Collected data entries:
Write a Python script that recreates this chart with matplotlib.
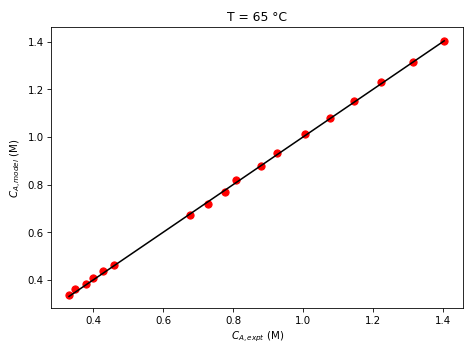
import matplotlib
matplotlib.use('Agg')
import matplotlib.pyplot as plt
import numpy as np

# concentrations (M)
ca_expt = [0.331, 0.348, 0.380, 0.400, 0.429, 0.460, 0.678, 0.727, 0.778, 0.807,
           0.879, 0.924, 1.005, 1.076, 1.145, 1.222, 1.314, 1.403]
ca_model = [0.337, 0.362, 0.383, 0.408, 0.438, 0.463, 0.673, 0.719, 0.770, 0.820,
            0.879, 0.934, 1.013, 1.080, 1.152, 1.232, 1.316, 1.404]

fig = plt.figure(figsize=(6.4, 4.8), dpi=74.06)
plt.plot(ca_expt, ca_model, 'o', color='red', markersize=7)
line_x = np.array([min(ca_expt), max(ca_expt)])
plt.plot(line_x, line_x, color='black', linewidth=1.5)
plt.title("T = 65 °C")
plt.xlabel(r"$C_{A,expt}$ (M)")
plt.ylabel(r"$C_{A,model}$ (M)")
plt.xlim(0.28, 1.457)
plt.ylim(0.282, 1.463)
plt.subplots_adjust(left=0.108, right=0.977, top=0.924, bottom=0.132)
plt.savefig('out.png', dpi=74.06)
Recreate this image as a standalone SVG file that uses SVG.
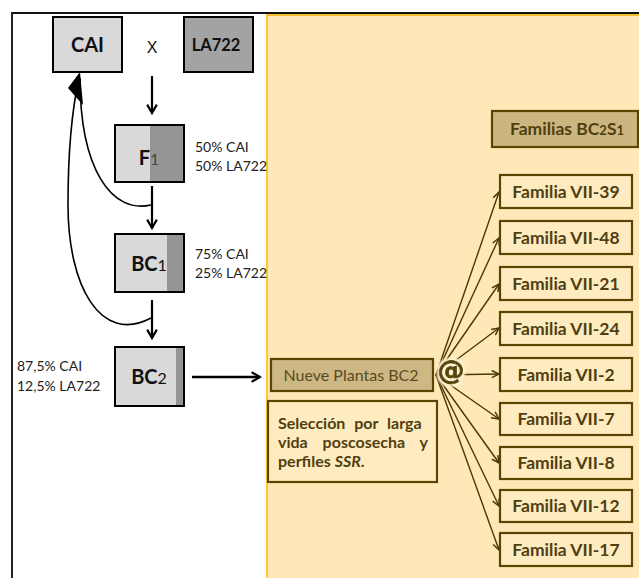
<svg xmlns="http://www.w3.org/2000/svg" width="639" height="578" viewBox="0 0 639 578">
<defs>
<style>
.t{font-family:Lato,"Liberation Sans",sans-serif;}
.g{stroke:#000;stroke-width:2;}
.fam rect{fill:#FFEBC0;stroke:#5A4500;stroke-width:2.2;}
.fam text{font-family:Lato,"Liberation Sans",sans-serif;font-weight:bold;font-size:17.5px;fill:#4F3F10;text-anchor:middle;}
.pct{font-family:Lato,"Liberation Sans",sans-serif;font-size:14px;fill:#222;}
.fan line{stroke:#4A3800;stroke-width:1.4;marker-end:url(#ah);}
</style>
<marker id="ah" viewBox="0 0 10 10" refX="9" refY="5" markerWidth="9" markerHeight="9" markerUnits="userSpaceOnUse" orient="auto">
<path d="M1,1 L9,5 L1,9" fill="none" stroke="#4A3800" stroke-width="1.6"/>
</marker>
<marker id="bk" viewBox="0 0 10 10" refX="8" refY="5" markerWidth="12" markerHeight="12" markerUnits="userSpaceOnUse" orient="auto">
<path d="M1,1 L8,5 L1,9" fill="none" stroke="#000" stroke-width="1.8"/>
</marker>
<filter id="glow" x="-30%" y="-30%" width="160%" height="160%">
<feMorphology in="SourceAlpha" operator="dilate" radius="1.5" result="d"/>
<feGaussianBlur in="d" stdDeviation="1.2" result="b"/>
<feFlood flood-color="#FFF4D0"/>
<feComposite in2="b" operator="in" result="c"/>
<feMerge><feMergeNode in="c"/><feMergeNode in="SourceGraphic"/></feMerge>
</filter>
</defs>
<rect x="0" y="0" width="639" height="578" fill="#fff"/>
<rect x="267" y="14" width="372" height="564" fill="#FEE8B7"/>
<line x1="267" y1="14" x2="267" y2="578" stroke="#FFC000" stroke-width="1.6"/>
<line x1="267" y1="15" x2="639" y2="15" stroke="#F0B000" stroke-width="1.5"/>
<line x1="12" y1="13" x2="639" y2="13" stroke="#111" stroke-width="2"/>
<line x1="12" y1="12" x2="12" y2="578" stroke="#222" stroke-width="2"/>

<g id="connectors" fill="none">
<line x1="152" y1="76" x2="152" y2="113" stroke="#000" stroke-width="2.2" marker-end="url(#bk)"/>
<line x1="152" y1="186" x2="152" y2="228" stroke="#000" stroke-width="2.2" marker-end="url(#bk)"/>
<line x1="152" y1="300" x2="152" y2="338" stroke="#000" stroke-width="2.2" marker-end="url(#bk)"/>
<line x1="192" y1="377" x2="260" y2="377" stroke="#000" stroke-width="2.5" marker-end="url(#bk)"/>
<path d="M151,205 C112,214 80,170 80,78" stroke="#000" stroke-width="1.6"/>
<path d="M151,318 C100,345 68,285 68,205 C68,145 73,105 79,78" stroke="#000" stroke-width="1.6"/>
<path d="M80,72 L83,105 L75,96 L68,88 Z" fill="#000"/>
<g class="fan">
<line x1="436" y1="375" x2="499" y2="192"/>
<line x1="436" y1="375" x2="499" y2="238"/>
<line x1="436" y1="375" x2="499" y2="284"/>
<line x1="436" y1="375" x2="499" y2="328"/>
<line x1="436" y1="375" x2="499" y2="374"/>
<line x1="436" y1="375" x2="499" y2="419"/>
<line x1="436" y1="375" x2="499" y2="463"/>
<line x1="436" y1="375" x2="499" y2="506"/>
<line x1="436" y1="375" x2="499" y2="550"/>
</g>
</g>

<g id="cai"><rect x="53" y="17" width="69" height="55" fill="#D9D9D9" class="g"/>
<text x="87.5" y="52" class="t" font-weight="bold" font-size="20" text-anchor="middle" fill="#111">CAI</text></g>
<g id="x"><text x="152" y="53" font-family="Liberation Sans,sans-serif" font-size="16" text-anchor="middle" fill="#111">X</text></g>
<g id="la722"><rect x="184" y="17" width="69" height="55" fill="#A3A3A3" class="g"/>
<text x="216" y="51" class="t" font-weight="bold" font-size="16.5" text-anchor="middle" fill="#111">LA722</text></g>

<g id="f1"><rect x="115" y="125" width="69" height="57" fill="#D9D9D9"/>
<rect x="150" y="125" width="34" height="57" fill="#959595"/>
<rect x="115" y="125" width="69" height="57" fill="none" class="g"/>
<text x="149" y="165" class="t" font-size="20" text-anchor="middle" fill="#111"><tspan font-weight="bold">F</tspan><tspan font-size="16" fill="#444">1</tspan></text>
<text class="pct" x="195" y="152">50% CAI</text><text class="pct" x="195" y="171">50% LA722</text></g>

<g id="bc1"><rect x="115" y="234" width="69" height="58" fill="#D9D9D9"/>
<rect x="167" y="234" width="17" height="58" fill="#959595"/>
<rect x="115" y="234" width="69" height="58" fill="none" class="g"/>
<text x="149" y="271" class="t" font-size="20" text-anchor="middle" fill="#111"><tspan font-weight="bold">BC</tspan><tspan font-size="16">1</tspan></text>
<text class="pct" x="195" y="259">75% CAI</text><text class="pct" x="195" y="278">25% LA722</text></g>

<g id="bc2"><rect x="115" y="347" width="69" height="59" fill="#D9D9D9"/>
<rect x="176" y="347" width="8" height="59" fill="#959595"/>
<rect x="115" y="347" width="69" height="59" fill="none" class="g"/>
<text x="149" y="384" class="t" font-size="20" text-anchor="middle" fill="#111"><tspan font-weight="bold">BC</tspan><tspan font-size="16">2</tspan></text>
<text class="pct" x="17" y="371">87,5% CAI</text><text class="pct" x="17" y="391">12,5% LA722</text></g>

<g id="header"><rect x="492" y="111" width="146" height="36" fill="#CCB67F" stroke="#5A4500" stroke-width="2.2"/>
<text x="567" y="135" class="t" font-weight="bold" font-size="17.5" text-anchor="middle" fill="#4F3F10">Familias BC<tspan font-size="13">2</tspan>S<tspan font-size="13">1</tspan></text></g>

<g id="nueve"><rect x="271" y="359" width="162" height="32" fill="#CDB783" stroke="#5A4500" stroke-width="2.2"/>
<text x="351" y="381" class="t" font-size="16" text-anchor="middle" fill="#5A4A22">Nueve Plantas BC2</text></g>

<g id="at"><text x="451" y="379" font-family="DejaVu Sans,sans-serif" font-weight="bold" font-size="27" text-anchor="middle" fill="#5A4500" stroke="#5A4500" stroke-width="0.9" filter="url(#glow)">@</text></g>

<g id="seleccion"><rect x="268" y="401" width="169" height="81" fill="#FFEBC0" stroke="#5A4500" stroke-width="2.2"/>
<text class="t" font-weight="bold" font-size="16" fill="#4F3F10">
<tspan x="278" y="429" word-spacing="5">Selección por larga</tspan>
<tspan x="278" y="448" word-spacing="11">vida poscosecha y</tspan>
<tspan x="278" y="467">perfiles <tspan font-style="italic">SSR</tspan>.</tspan>
</text></g>

<g id="f39" class="fam"><rect x="500" y="175" width="132" height="33"/><text x="566" y="198">Familia VII-39</text></g>
<g id="f48" class="fam"><rect x="500" y="221" width="132" height="33"/><text x="566" y="244">Familia VII-48</text></g>
<g id="f21" class="fam"><rect x="500" y="267" width="132" height="33"/><text x="566" y="290">Familia VII-21</text></g>
<g id="f24" class="fam"><rect x="500" y="312" width="132" height="33"/><text x="566" y="335">Familia VII-24</text></g>
<g id="f2" class="fam"><rect x="500" y="358" width="132" height="33"/><text x="566" y="381">Familia VII-2</text></g>
<g id="f7" class="fam"><rect x="500" y="403" width="132" height="32"/><text x="566" y="425">Familia VII-7</text></g>
<g id="f8" class="fam"><rect x="500" y="447" width="132" height="32"/><text x="566" y="469">Familia VII-8</text></g>
<g id="f12" class="fam"><rect x="500" y="490" width="132" height="32"/><text x="566" y="512">Familia VII-12</text></g>
<g id="f17" class="fam"><rect x="500" y="533" width="132" height="33"/><text x="566" y="556">Familia VII-17</text></g>
</svg>
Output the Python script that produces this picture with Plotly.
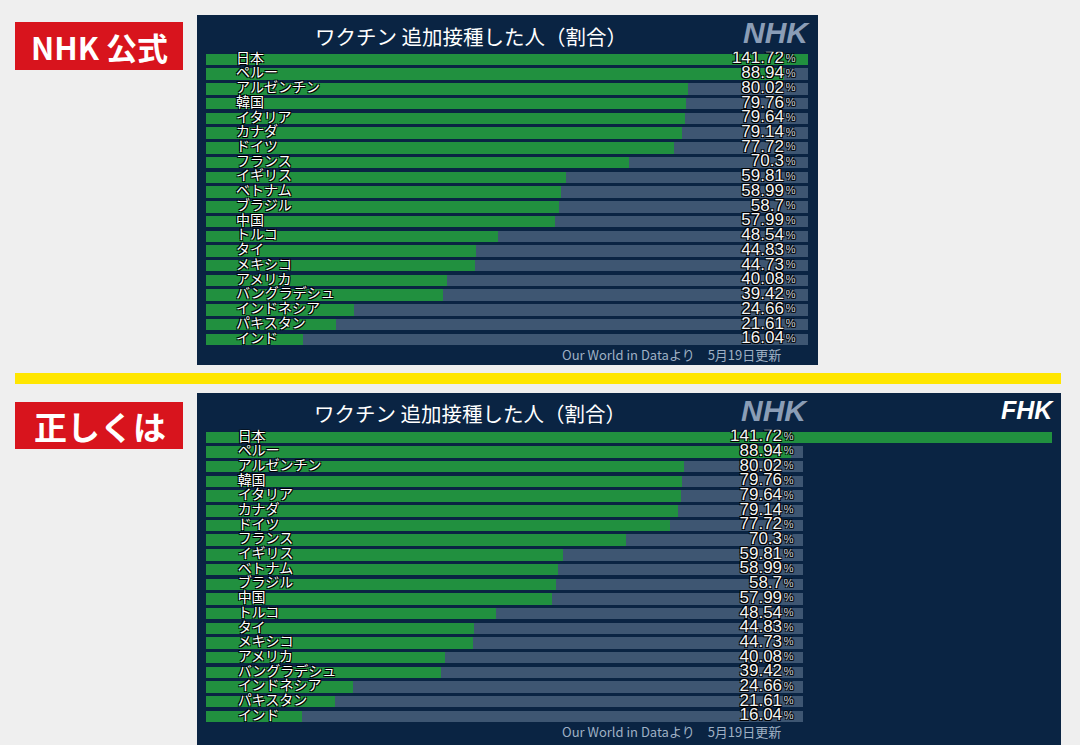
import plotly.graph_objects as go

W, H = 1080, 745

countries = ["日本", "ペルー", "アルゼンチン", "韓国", "イタリア", "カナダ", "ドイツ",
             "フランス", "イギリス", "ベトナム", "ブラジル", "中国", "トルコ", "タイ",
             "メキシコ", "アメリカ", "バングラデシュ", "インドネシア", "パキスタン", "インド"]
values = [141.72, 88.94, 80.02, 79.76, 79.64, 79.14, 77.72, 70.3, 59.81, 58.99,
          58.7, 57.99, 48.54, 44.83, 44.73, 40.08, 39.42, 24.66, 21.61, 16.04]
# bar lengths as actually drawn in each graphic (NHK capped Japan at 100)
drawn_top = [100, 96, 80.02, 79.76, 79.64, 79.14, 77.72, 70.3, 59.81, 58.99,
             58.7, 57.99, 48.54, 44.83, 44.73, 40.08, 39.42, 24.66, 21.61, 16.04]
drawn_bottom = [141.72, 98, 80.02, 79.76, 79.64, 79.14, 77.72, 70.3, 59.81, 58.99,
                58.7, 57.99, 48.54, 44.83, 44.73, 40.08, 39.42, 24.66, 21.61, 16.04]
track = [100] * len(countries)

NAVY = "#0a2443"
GREEN = "#21903f"
TRACK = "#3e5672"
JP = "Noto Sans CJK JP"
OUTLINE = "1px 1px 0 #000, -1px -1px 0 #000, 1px -1px 0 #000, -1px 1px 0 #000"


def px(x):
    return x / W


def py(y):
    return 1 - y / H


rows = list(range(len(countries)))
fig = go.Figure()


def add_chart(xa, ya, drawn, name_x, num_x, pct_x, track_rows):
    fig.add_trace(go.Bar(x=[track[i] for i in track_rows], y=track_rows, orientation="h",
                         marker=dict(color=TRACK, line=dict(width=0)), width=0.78,
                         xaxis=xa, yaxis=ya, hoverinfo="skip", showlegend=False))
    fig.add_trace(go.Bar(x=drawn, y=rows, orientation="h",
                         marker=dict(color=GREEN, line=dict(width=0)), width=0.78,
                         xaxis=xa, yaxis=ya, hoverinfo="skip", showlegend=False))
    fig.add_trace(go.Scatter(x=[name_x] * len(rows), y=rows, mode="text", text=countries,
                             textposition="middle right",
                             textfont=dict(family=JP, size=14, color="white", shadow=OUTLINE),
                             xaxis=xa, yaxis=ya, hoverinfo="skip", showlegend=False))
    fig.add_trace(go.Scatter(x=[num_x] * len(rows), y=rows, mode="text",
                             text=[f"{v:g}" for v in values], textposition="middle left",
                             textfont=dict(family="Liberation Sans Narrow, Liberation Sans", size=17,
                                           color="#f4f4f4", shadow=OUTLINE),
                             xaxis=xa, yaxis=ya, hoverinfo="skip", showlegend=False))
    fig.add_trace(go.Scatter(x=[pct_x] * len(rows), y=rows, mode="text",
                             text=["%"] * len(rows), textposition="middle right",
                             textfont=dict(family="Liberation Sans", size=11,
                                           color="#c9cfd6", shadow=OUTLINE),
                             xaxis=xa, yaxis=ya, hoverinfo="skip", showlegend=False))


# top: NHK official (track 0-100)
add_chart("x", "y", drawn_top, 5.0, 96.0, 96.3, rows)
# bottom: corrected (axis extends to show Japan's full bar)
add_chart("x2", "y2", drawn_bottom, 5.3, 96.5, 96.8, rows[1:])

shapes = [
    # panels
    dict(type="rect", xref="paper", yref="paper", x0=px(197), x1=px(818), y0=py(365), y1=py(15),
         fillcolor=NAVY, line=dict(width=0), layer="below"),
    dict(type="rect", xref="paper", yref="paper", x0=px(197), x1=px(1061), y0=py(745), y1=py(393),
         fillcolor=NAVY, line=dict(width=0), layer="below"),
    # yellow divider
    dict(type="rect", xref="paper", yref="paper", x0=px(15), x1=px(1061), y0=py(384), y1=py(373),
         fillcolor="#ffe600", line=dict(width=0)),
    # red labels
    dict(type="rect", xref="paper", yref="paper", x0=px(15), x1=px(183), y0=py(70), y1=py(22),
         fillcolor="#d8141d", line=dict(width=0)),
    dict(type="rect", xref="paper", yref="paper", x0=px(15), x1=px(183), y0=py(449), y1=py(402),
         fillcolor="#d8141d", line=dict(width=0)),
]

annotations = [
    dict(text="<b>NHK 公式</b>", x=px(99), y=py(46), font=dict(family=JP, size=31, color="white")),
    dict(text="<b>正しくは</b>", x=px(100), y=py(426), font=dict(family=JP, size=33, color="white")),
    dict(text="ワクチン 追加接種した人（割合）", x=px(471), y=py(36), font=dict(family=JP, size=20.5, color="white")),
    dict(text="ワクチン 追加接種した人（割合）", x=px(470), y=py(413), font=dict(family=JP, size=20.5, color="white")),
    dict(text="<b><i>NHK</i></b>", x=px(776), y=py(32),
         font=dict(family="Liberation Sans", size=30, color="#8a9db6")),
    dict(text="<b><i>NHK</i></b>", x=px(774), y=py(410),
         font=dict(family="Liberation Sans", size=30, color="#8a9db6")),
    dict(text="<b><i>FHK</i></b>", x=px(1027), y=py(410),
         font=dict(family="Liberation Sans", size=25, color="white")),
    dict(text="Our World in Dataより　5月19日更新", x=px(671), y=py(354),
         font=dict(family=JP, size=13, color="#9fb0c4")),
    dict(text="Our World in Dataより　5月19日更新", x=px(671), y=py(731),
         font=dict(family=JP, size=13, color="#9fb0c4")),
]
for a in annotations:
    a.update(xref="paper", yref="paper", showarrow=False, xanchor="center", yanchor="middle")

axis_common = dict(showgrid=False, zeroline=False, showticklabels=False, ticks="", fixedrange=True)

fig.update_layout(
    width=W, height=H,
    margin=dict(l=0, r=0, t=0, b=0),
    paper_bgcolor="#efefef",
    plot_bgcolor="rgba(0,0,0,0)",
    barmode="overlay",
    bargap=0,
    shapes=shapes,
    annotations=annotations,
    xaxis=dict(domain=[px(206), px(808)], range=[0, 100], anchor="y", **axis_common),
    yaxis=dict(domain=[py(346.5), py(51.7)], range=[19.5, -0.5], anchor="x", **axis_common),
    xaxis2=dict(domain=[px(206), px(1052)], range=[0, 141.72], anchor="y2", **axis_common),
    yaxis2=dict(domain=[py(723.5), py(429.7)], range=[19.5, -0.5], anchor="x2", **axis_common),
)

# drop the browser's default page margin so the figure fills the window
fig.write_html("out.html", config={"displayModeBar": False},
               post_script="document.body.style.margin='0';document.body.style.overflow='hidden';"
                           "document.body.style.background='#efefef';")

Goal | Count the lines of the material that include the word "this", then state only the total.

Solution to the problem | 3